We are at a watershed moment in the history of employee health care in the United States. As Obamacare gets ready to go live on October 1, many companies are making moves to move their normal company sponsored health care to private health care exchanges.

What’s a private health care exchange, you ask? In a nutshell, it’s very similar to a 401(k) offering, but for health insurance.

Basically, your company will give you an amount of cash, usually similar to what they pay normally for your health care, and you make the decision of what health insurance you want to buy.

Don’t panic, but you have to do this on your own. And insurance companies have figured out how to best take advantage of you and keep within the Obamacare rules.

Companies getting out of the health care business

Your company’s HR/Benefit Pros will bring in an insurance company they contract with to “administer” your private health care exchange, which mimics in many ways the Obamacare public health care exchanges. You will be given many options; might be five, might be 10, it’s all up to the insurance company and your HR team.

Health care insurance will run across a wide spectrum of options. There might be great low-cost plans for young singles, plans designed for families with children, and even plans for older workers. All kinds of options and plans, and exactly what President Obama believes you want — choice.

This will be a disaster for many people, because most people are dumb when it comes to insurance. Also, these plans will more than likely cost you more money.

Companies are going this route for a reason: health care exchanges take them out of the health care business. You will now be responsible for managing your health insurance, not your HR department. I’m sorry, you choose a plan that was cheap because you never go to the doctor and now you’re very sick — it was nice knowing you.

You see, one thing that the Benefit Pros did in your organization was ensure you couldn’t be stupid! They designed plans that wouldn’t allow you to make stupid choices. Basically, they were acting like your Mom. Now, your Mom is you.

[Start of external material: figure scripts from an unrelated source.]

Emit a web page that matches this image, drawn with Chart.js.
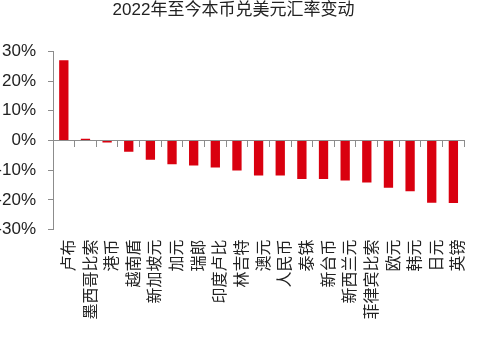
<!DOCTYPE html>
<html>
<head>
<meta charset="utf-8">
<script src="https://cdn.jsdelivr.net/npm/chart.js@4/dist/chart.umd.min.js"></script>
<style>
  html, body { margin: 0; padding: 0; background: #fff; }
  #wrap { width: 483px; height: 346px; }
</style>
</head>
<body>
<div id="wrap"><canvas id="c" width="483" height="346"></canvas></div>
<script>
// Currencies, ordered from strongest to weakest change against USD since 2022
const currencies = ['卢布', '墨西哥比索', '港币', '越南盾', '新加坡元', '加元', '瑞郎', '印度卢比', '林吉特', '澳元',
  '人民币', '泰铢', '新台币', '新西兰元', '菲律宾比索', '欧元', '韩元', '日元', '英镑'];
// Percent change vs USD
const changePct = [27.0, 0.6, -0.7, -3.8, -6.5, -8.0, -8.4, -9.1, -10.1, -11.8,
  -11.8, -13.0, -13.0, -13.5, -14.2, -15.9, -17.1, -21.0, -21.1];
const yTicks = [-30, -20, -10, 0, 10, 20, 30];

const LATIN = '"Liberation Sans", Arial, "Noto Sans CJK SC", sans-serif';
const CJK = '"Noto Sans CJK SC", "Liberation Sans", sans-serif';
const AXIS_GREY = '#8c8c8c';

new Chart(document.getElementById('c'), {
  type: 'bar',
  data: {
    labels: currencies,
    datasets: [{
      data: changePct,
      backgroundColor: '#d9000f',
      borderWidth: 0,
      barPercentage: 0.43,
      categoryPercentage: 1.0,
      xAxisID: 'x',
      yAxisID: 'y'
    }]
  },
  options: {
    responsive: false,
    animation: false,
    layout: { padding: { left: 0, right: 16, top: 0, bottom: 0 } },
    plugins: {
      legend: { display: false },
      tooltip: { enabled: false },
      title: {
        display: true,
        text: '2022年至今本币兑美元汇率变动',
        color: '#222',
        font: { family: LATIN, size: 17, weight: 'normal' },
        padding: { top: 0, bottom: 31 }
      }
    },
    scales: {
      // axis line through zero, with tick marks between categories
      x: {
        type: 'category',
        position: { y: 0 },
        offset: true,
        ticks: { display: false },
        grid: {
          display: true,
          offset: true,
          drawOnChartArea: false,
          drawTicks: true,
          tickLength: 6,
          color: AXIS_GREY,
          lineWidth: 1
        },
        border: { display: true, color: AXIS_GREY, width: 1 }
      },
      // category names along the bottom
      x2: {
        type: 'category',
        position: 'bottom',
        offset: true,
        grid: { display: false, drawTicks: false },
        border: { display: false },
        ticks: {
          minRotation: 90,
          maxRotation: 90,
          autoSkip: false,
          padding: 10,
          labelOffset: 4,
          color: '#222',
          font: { family: CJK, size: 16 }
        },
        afterFit: (scale) => { scale.height = 116.5; }
      },
      y: {
        min: -30,
        max: 30,
        afterBuildTicks: (scale) => { scale.ticks = yTicks.map(v => ({ value: v })); },
        ticks: {
          padding: 12,
          color: '#222',
          font: { family: LATIN, size: 17 },
          callback: (v) => v + '%'
        },
        grid: {
          display: true,
          drawOnChartArea: false,
          drawTicks: true,
          tickLength: 5,
          color: AXIS_GREY
        },
        border: { display: true, color: AXIS_GREY, width: 1 },
        afterFit: (scale) => { scale.width = 53; }
      }
    }
  }
});
</script>
</body>
</html>
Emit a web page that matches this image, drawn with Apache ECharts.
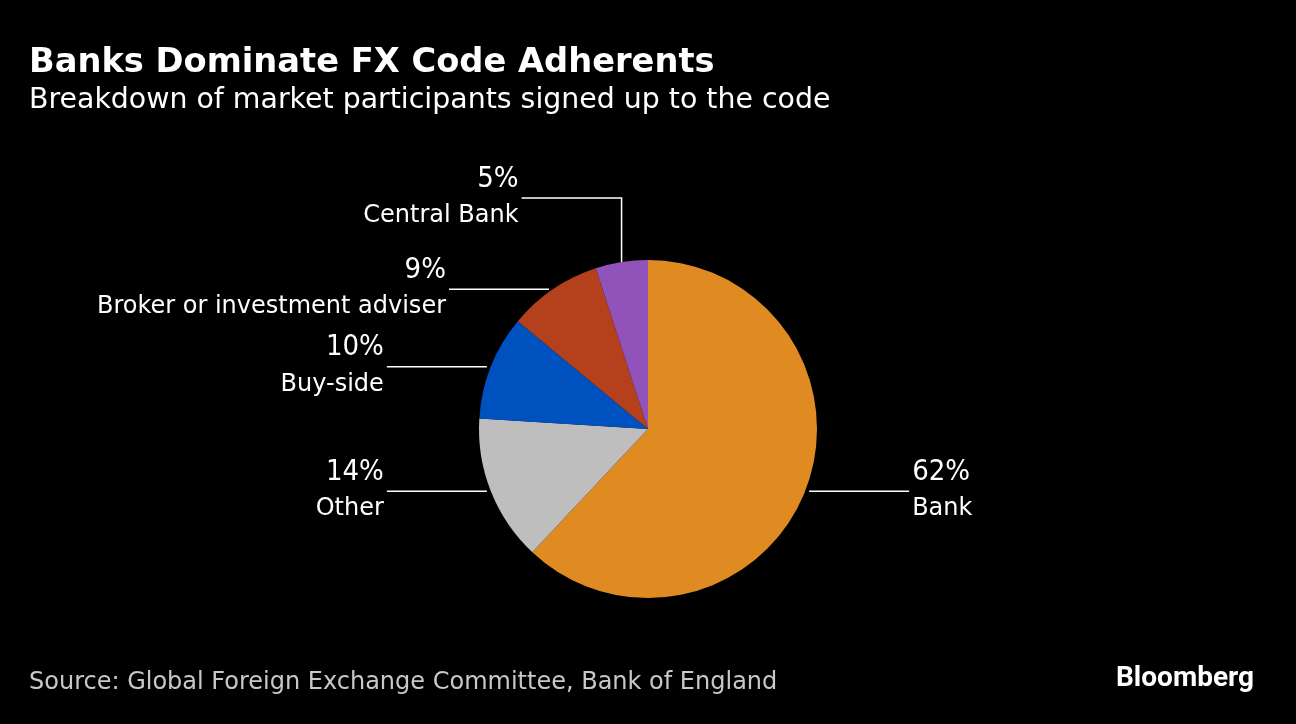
<!DOCTYPE html>
<html>
<head>
<meta charset="utf-8">
<script src="https://cdn.jsdelivr.net/npm/echarts@6/dist/echarts.min.js"></script>
<style>
html,body{margin:0;padding:0;background:#000;}
#c{width:1296px;height:724px;}
</style>
</head>
<body>
<div id="c"></div>
<script>
// ---- data ----
const categories = ['Bank', 'Other', 'Buy-side', 'Broker or investment adviser', 'Central Bank'];
const shares = [62, 14, 10, 9, 5];
const sliceColors = ['#E08A22', '#BEBEBE', '#0051C0', '#B5411C', '#9153BA'];

// ---- text ----
const titleText = 'Banks Dominate FX Code Adherents';
const subtitleText = 'Breakdown of market participants signed up to the code';
const sourceText = 'Source: Global Foreign Exchange Committee, Bank of England';

const FONT = '"DejaVu Sans", sans-serif';
const FONT_C = '"DejaVu Sans Condensed", "DejaVu Sans", sans-serif';
const lineGap = 4, lineLen = 100, textGap = 3;
const labelLift = { 'Central Bank': 64 };

const chart = echarts.init(document.getElementById('c'));
const center = [648, 429];
const radius = 169;

chart.setOption({
  backgroundColor: '#000',
  animation: false,
  graphic: [
    { type: 'text', left: 29, top: 46, style: { text: titleText, fill: '#fff', font: 'bold 33.7px ' + FONT } },
    { type: 'text', left: 29, top: 87, style: { text: subtitleText, fill: '#fff', font: '28.4px ' + FONT } },
    { type: 'text', left: 29, top: 671, style: { text: sourceText, fill: '#c8c8c8', font: '24px ' + FONT } },
    { type: 'text', left: 1116, top: 665, style: { text: 'Bloomberg', fill: '#fff', font: 'bold 28px Roboto, "Open Sans", sans-serif' } }
  ],
  series: [{
    type: 'pie',
    center: center,
    radius: radius,
    startAngle: 90,
    clockwise: true,
    avoidLabelOverlap: false,
    itemStyle: { borderWidth: 0 },
    data: categories.map((n, i) => ({ name: n, value: shares[i], itemStyle: { color: sliceColors[i] } })),
    label: {
      show: true,
      formatter: p => '{p|' + p.value + '%}\n{n|' + p.name + '}',
      rich: {
        p: { fontFamily: FONT_C, fontSize: 29, lineHeight: 36, color: '#fff' },
        n: { fontFamily: FONT, fontSize: 24, lineHeight: 38, color: '#fff' }
      }
    },
    labelLine: { show: true, length: 10, length2: 10, lineStyle: { color: '#fff', width: 1.5 } },
    labelLayout: function (params) {
      const p0 = params.labelLinePoints[0];
      const name = categories[params.dataIndex];
      const left = p0[0] < center[0];
      const lift = labelLift[name] || 0;
      const ly = p0[1] - lift;
      const sx = left ? p0[0] - (lift ? 0 : lineGap) : p0[0] + lineGap;
      const ex = left ? sx - lineLen : sx + lineLen;
      const pts = lift ? [[p0[0], p0[1]], [p0[0], ly], [ex, ly]] : [[sx, ly], [(sx + ex) / 2, ly], [ex, ly]];
      return {
        x: left ? ex - textGap : ex + textGap,
        y: ly,
        align: left ? 'right' : 'left',
        verticalAlign: 'middle',
        labelLinePoints: pts
      };
    }
  }]
});
</script>
</body>
</html>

Check out this audio cast from Money Talks at – it’s outstanding in breaking down a very complex issue in a few minutes.

Too many choices = bad decisions

I don’t want to call employees dumb, but data shows when it comes to health insurance and options, you’re dumb, just as you are in picking your 401(k) options.

Give you too many choices, and you make bad, emotional decisions. It doesn’t matter if we are talking about your financial future, or your health care future, emotion has no place in the discussion.

There’s a reason most industrialized companies in the world have a single-payer national health care system — people are dumb. Also, when given the chance, companies will find a way to take your money from you when you’re dumb. Insurance companies aren’t going out of business, and they’ll continue to “donate” heavily to political campaigns.

Choice isn’t a bad thing; uninformed choice is.

Be careful, my friends. Change is coming.